Now, we need to solve for $R_A$.
Multiply both sides by $(R + r + R_A)$:
$R_A \le 0.01 (R + r + R_A)$
$R_A \le 0.01 (R + r) + 0.01 R_A$

Subtract $0.01 R_A$ from both sides:
$R_A - 0.01 R_A \le 0.01 (R + r)$
$0.99 R_A \le 0.01 (R + r)$

Finally, divide by 0.99:
$R_A \le \frac{0.01}{0.99} (R + r)$
$R_A \le \frac{1}{99} (R + r)$

Now, plug in the given numbers: $R = 3.80 \, \Omega$ and $r = 0.45 \, \Omega$.
$R + r = 3.80 \, \Omega + 0.45 \, \Omega = 4.25 \, \Omega$

$R_A \le \frac{1}{99} (4.25 \, \Omega)$
$R_A \le 0.042929... \, \Omega$

To make sure $I_A$ is within 1.0% of $I_{ideal}$, the maximum value $R_A$ can be is approximately $0.0429 \, \Omega$.

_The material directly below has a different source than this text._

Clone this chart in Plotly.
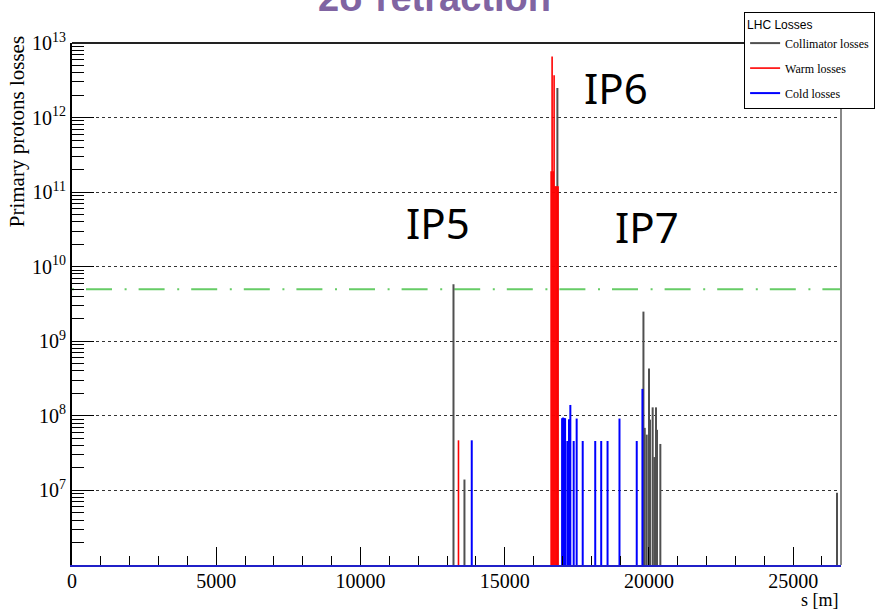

**Part (c): Why this is a maximum value**

Our calculation showed that $R_A$ must be *less than or equal to* $0.0429 \, \Omega$. This is because if $R_A$ were any larger than this value, it would add even more resistance to the circuit. More resistance means less current (according to Ohm's Law). So, if $R_A$ was bigger, the current $I_A$ would become even smaller, making the difference between $I_A$ and $I_{ideal}$ larger than 1.0%. Therefore, $0.0429 \, \Omega$ is the biggest $R_A$ can be while still keeping the measurement accurate within the 1.0% limit.